***** RECORDS PROVIDED

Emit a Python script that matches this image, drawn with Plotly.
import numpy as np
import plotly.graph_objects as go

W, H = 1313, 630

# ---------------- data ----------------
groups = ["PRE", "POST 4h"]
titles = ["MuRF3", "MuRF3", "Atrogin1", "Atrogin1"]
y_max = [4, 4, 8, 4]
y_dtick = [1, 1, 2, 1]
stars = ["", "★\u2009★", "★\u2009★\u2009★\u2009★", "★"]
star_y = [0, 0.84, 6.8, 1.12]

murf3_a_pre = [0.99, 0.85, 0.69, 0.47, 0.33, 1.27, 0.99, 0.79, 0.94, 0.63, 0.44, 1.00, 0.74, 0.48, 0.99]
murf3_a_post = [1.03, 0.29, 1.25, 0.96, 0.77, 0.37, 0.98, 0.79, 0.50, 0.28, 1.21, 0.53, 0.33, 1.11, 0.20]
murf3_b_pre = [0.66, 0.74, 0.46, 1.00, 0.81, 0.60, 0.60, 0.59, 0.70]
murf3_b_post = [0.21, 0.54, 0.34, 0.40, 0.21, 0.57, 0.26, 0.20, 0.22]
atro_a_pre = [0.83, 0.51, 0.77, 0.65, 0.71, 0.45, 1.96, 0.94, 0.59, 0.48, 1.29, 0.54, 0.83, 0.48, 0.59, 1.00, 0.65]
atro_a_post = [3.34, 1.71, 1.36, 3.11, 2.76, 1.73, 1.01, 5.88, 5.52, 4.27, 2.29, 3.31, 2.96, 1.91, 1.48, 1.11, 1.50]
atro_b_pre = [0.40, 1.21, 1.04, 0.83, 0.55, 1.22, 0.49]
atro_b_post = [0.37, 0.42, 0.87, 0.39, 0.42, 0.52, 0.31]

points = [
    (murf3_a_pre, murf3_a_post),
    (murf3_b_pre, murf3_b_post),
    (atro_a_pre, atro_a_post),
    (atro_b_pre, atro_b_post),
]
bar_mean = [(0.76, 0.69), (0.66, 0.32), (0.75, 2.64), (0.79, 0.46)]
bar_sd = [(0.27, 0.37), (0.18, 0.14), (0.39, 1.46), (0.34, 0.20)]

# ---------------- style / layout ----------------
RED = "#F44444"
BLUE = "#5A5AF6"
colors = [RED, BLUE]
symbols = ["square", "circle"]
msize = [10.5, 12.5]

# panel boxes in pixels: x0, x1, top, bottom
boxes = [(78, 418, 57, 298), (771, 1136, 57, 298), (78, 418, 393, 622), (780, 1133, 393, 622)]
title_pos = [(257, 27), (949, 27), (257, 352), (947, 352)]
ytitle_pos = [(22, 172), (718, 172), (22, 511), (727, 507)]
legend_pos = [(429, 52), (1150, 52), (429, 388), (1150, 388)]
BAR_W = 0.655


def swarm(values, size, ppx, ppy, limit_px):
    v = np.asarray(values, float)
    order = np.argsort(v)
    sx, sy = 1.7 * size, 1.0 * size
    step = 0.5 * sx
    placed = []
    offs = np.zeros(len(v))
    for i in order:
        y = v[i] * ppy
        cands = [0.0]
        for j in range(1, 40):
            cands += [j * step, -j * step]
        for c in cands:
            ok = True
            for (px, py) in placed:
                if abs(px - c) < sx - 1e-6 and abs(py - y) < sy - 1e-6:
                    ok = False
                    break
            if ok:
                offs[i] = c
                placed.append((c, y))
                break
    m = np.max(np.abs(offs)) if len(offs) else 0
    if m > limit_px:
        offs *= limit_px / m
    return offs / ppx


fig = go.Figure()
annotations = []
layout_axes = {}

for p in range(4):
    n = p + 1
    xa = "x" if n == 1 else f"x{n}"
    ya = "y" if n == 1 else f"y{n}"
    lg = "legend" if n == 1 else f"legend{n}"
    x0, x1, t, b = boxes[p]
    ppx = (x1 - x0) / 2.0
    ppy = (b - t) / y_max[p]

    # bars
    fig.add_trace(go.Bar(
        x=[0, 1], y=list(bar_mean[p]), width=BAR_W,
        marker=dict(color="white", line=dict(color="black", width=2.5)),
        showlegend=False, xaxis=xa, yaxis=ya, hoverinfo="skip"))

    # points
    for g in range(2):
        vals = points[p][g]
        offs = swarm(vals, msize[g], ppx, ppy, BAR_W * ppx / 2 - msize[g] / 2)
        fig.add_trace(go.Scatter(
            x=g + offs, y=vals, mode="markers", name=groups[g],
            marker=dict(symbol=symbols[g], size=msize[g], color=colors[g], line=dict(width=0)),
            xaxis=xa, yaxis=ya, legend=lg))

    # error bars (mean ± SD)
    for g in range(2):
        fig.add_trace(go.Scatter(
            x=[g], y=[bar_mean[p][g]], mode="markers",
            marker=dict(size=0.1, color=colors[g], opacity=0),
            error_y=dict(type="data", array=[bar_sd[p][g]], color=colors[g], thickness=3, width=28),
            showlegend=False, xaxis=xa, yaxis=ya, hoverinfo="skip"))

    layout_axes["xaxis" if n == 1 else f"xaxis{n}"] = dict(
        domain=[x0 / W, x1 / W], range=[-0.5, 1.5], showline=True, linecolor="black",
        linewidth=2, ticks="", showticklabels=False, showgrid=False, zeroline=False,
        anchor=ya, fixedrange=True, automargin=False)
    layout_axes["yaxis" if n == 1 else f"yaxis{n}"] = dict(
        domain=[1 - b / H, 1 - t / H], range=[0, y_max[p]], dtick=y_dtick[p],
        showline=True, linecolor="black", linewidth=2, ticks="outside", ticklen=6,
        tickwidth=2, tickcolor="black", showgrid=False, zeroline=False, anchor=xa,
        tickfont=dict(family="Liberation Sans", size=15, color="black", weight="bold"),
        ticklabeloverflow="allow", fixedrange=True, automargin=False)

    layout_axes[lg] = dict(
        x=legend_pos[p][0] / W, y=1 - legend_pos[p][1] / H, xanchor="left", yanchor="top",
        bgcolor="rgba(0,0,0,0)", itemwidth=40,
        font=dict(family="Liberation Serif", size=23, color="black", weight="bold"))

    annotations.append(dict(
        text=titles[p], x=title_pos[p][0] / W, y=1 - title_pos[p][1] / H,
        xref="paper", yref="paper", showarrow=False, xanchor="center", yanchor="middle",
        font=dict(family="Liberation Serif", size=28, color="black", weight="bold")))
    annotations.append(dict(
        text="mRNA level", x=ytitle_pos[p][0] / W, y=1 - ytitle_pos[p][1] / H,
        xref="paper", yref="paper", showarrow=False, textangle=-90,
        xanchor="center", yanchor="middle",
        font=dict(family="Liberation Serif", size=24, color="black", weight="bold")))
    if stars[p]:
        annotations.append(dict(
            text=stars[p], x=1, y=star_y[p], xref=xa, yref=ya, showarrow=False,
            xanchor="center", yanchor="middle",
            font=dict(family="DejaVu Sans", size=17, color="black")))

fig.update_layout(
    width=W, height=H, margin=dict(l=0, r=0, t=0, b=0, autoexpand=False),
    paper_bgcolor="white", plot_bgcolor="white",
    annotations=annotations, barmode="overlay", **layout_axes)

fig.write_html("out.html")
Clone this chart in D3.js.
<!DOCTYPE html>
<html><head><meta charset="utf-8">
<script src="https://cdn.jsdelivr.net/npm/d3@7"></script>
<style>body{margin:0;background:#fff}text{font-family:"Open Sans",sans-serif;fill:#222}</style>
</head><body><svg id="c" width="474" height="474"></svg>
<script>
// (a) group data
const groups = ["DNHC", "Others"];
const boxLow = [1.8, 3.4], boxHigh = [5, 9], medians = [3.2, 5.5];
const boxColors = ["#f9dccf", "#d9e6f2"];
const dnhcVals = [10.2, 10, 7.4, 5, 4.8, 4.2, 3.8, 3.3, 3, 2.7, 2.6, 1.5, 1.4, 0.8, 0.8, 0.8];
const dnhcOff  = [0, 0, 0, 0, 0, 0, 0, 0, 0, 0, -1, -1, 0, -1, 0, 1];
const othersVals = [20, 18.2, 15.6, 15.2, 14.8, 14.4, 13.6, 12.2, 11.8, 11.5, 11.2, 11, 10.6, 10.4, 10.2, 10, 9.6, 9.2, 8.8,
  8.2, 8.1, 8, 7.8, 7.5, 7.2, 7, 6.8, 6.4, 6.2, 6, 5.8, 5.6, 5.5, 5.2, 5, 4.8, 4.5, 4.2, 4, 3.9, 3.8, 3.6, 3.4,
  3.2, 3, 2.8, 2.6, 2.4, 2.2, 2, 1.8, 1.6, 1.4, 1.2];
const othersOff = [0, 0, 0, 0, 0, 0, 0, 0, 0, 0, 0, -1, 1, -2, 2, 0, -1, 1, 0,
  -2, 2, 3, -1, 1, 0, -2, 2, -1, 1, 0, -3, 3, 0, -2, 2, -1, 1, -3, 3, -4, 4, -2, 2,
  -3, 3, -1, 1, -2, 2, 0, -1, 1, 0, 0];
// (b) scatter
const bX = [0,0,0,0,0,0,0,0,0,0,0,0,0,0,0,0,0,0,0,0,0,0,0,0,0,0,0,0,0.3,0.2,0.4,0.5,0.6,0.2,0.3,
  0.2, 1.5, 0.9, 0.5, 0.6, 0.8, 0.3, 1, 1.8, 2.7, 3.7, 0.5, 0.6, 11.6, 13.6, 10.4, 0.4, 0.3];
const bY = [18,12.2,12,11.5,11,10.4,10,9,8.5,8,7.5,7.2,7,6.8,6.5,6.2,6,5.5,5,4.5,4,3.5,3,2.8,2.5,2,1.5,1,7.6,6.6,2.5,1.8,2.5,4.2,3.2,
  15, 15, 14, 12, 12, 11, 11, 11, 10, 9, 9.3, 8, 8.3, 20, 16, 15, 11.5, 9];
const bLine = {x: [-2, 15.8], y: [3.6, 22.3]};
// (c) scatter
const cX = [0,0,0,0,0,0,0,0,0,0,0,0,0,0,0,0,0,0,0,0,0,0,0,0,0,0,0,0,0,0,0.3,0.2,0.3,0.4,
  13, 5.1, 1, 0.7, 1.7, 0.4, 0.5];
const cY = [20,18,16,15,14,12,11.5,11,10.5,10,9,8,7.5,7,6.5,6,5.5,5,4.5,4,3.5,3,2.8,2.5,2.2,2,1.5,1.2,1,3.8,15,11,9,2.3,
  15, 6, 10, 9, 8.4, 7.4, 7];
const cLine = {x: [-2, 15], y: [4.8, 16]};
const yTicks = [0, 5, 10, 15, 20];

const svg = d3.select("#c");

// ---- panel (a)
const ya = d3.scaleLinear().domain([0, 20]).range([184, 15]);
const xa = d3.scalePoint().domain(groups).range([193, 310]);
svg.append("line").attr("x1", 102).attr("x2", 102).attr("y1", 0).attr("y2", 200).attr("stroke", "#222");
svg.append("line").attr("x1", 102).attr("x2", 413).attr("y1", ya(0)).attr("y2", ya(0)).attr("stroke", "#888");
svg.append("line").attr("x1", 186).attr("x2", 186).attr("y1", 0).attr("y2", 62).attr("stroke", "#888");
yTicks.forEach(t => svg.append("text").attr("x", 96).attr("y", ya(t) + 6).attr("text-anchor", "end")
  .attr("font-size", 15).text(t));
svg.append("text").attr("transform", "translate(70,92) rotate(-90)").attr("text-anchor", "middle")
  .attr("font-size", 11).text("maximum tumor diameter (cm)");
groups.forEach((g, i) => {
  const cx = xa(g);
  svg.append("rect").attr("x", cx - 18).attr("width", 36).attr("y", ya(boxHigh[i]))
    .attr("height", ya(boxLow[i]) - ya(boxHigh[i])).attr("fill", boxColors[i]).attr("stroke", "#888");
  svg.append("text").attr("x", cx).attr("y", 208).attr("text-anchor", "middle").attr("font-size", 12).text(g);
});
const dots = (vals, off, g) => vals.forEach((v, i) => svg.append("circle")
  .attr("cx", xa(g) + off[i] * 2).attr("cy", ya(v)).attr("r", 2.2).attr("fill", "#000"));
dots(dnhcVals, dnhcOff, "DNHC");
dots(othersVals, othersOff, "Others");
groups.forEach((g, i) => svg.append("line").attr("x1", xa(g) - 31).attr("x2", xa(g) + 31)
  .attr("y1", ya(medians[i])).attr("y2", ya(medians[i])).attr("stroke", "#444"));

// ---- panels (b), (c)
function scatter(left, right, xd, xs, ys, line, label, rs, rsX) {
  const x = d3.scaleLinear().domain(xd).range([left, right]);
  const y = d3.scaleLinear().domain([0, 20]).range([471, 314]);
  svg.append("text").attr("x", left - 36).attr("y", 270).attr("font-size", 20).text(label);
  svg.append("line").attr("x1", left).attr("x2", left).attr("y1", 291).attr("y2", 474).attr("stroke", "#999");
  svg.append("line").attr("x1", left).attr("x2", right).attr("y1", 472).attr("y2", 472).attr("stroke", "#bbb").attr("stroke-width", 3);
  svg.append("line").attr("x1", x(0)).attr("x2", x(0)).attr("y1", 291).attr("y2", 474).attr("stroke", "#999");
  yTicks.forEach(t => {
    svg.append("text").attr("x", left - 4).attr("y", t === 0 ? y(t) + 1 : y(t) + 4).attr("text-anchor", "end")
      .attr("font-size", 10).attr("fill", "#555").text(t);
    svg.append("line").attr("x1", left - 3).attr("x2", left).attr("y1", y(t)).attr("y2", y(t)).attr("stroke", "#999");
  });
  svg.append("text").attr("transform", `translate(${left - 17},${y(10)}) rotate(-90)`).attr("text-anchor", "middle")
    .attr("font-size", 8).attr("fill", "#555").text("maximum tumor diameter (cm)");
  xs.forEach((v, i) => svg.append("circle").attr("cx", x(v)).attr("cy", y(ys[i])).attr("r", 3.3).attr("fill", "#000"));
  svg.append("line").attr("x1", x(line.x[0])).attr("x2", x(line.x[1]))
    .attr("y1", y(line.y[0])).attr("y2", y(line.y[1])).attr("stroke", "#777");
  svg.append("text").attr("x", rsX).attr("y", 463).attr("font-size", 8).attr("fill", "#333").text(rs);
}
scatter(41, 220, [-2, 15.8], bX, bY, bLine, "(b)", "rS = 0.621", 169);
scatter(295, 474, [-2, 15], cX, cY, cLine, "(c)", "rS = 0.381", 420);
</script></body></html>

**********

__TASK STATEMENT__:
In the records above, find the lines containing "script" and copy them.

__RESULT BELOW__:
Emit a Python script that matches this image, drawn with Plotly.
<script src="https://cdn.jsdelivr.net/npm/d3@7"></script>
<script>
</script></body></html>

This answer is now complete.